A ticket doesn’t have to define your rate forever. Several practical moves can offset the damage, and in combination, they can make a real difference.
Many drivers assume their accident forgiveness benefit will protect them from a ticket surcharge. It won’t. Accident forgiveness, as the name suggests, applies to at-fault accident claims, not to traffic violations. In fact, qualifying for accident forgiveness at most insurers requires you to remain violation-free for a set number of consecutive years. A traffic ticket can actually disqualify you from earning accident forgiveness in the first place, making the relationship between the two the opposite of what most people expect.

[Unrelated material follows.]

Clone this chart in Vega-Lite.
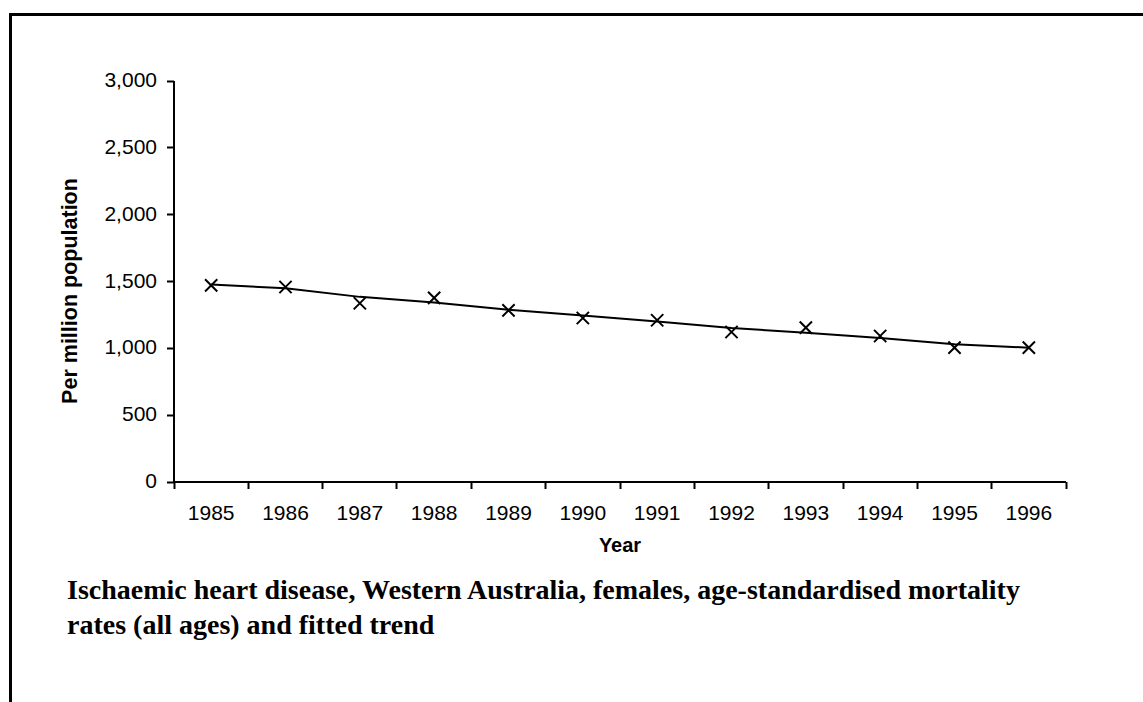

Enough violations and your insurer may decide to part ways entirely. A single minor ticket won’t get you dropped, but a pattern of violations, a DUI, or a combination of tickets and at-fault accidents can trigger a non-renewal notice. Non-renewal means the insurer finishes out your current policy term but won’t offer you a new one. Cancellation mid-term is less common and subject to state regulations, but it can happen for severe violations like DUI or for fraud.
On the fraud front: if you failed to disclose a recent ticket or prior violation when you applied for coverage, your insurer can rescind the policy entirely if they discover the omission. Rescission treats the policy as though it never existed, which means any pending claims could be denied. In many states, this applies regardless of whether you omitted the information intentionally or simply forgot. The application asked, and the answer was wrong. When applying for coverage, answer every question about your driving history accurately, even if the truth is unflattering.
Drivers who’ve been non-renewed or dropped by a standard carrier still have options. Non-standard insurers specialize in higher-risk drivers, and every state operates an assigned-risk pool or similar program as a last resort for drivers who can’t find coverage on the open market. The rates are steep, but coverage is available.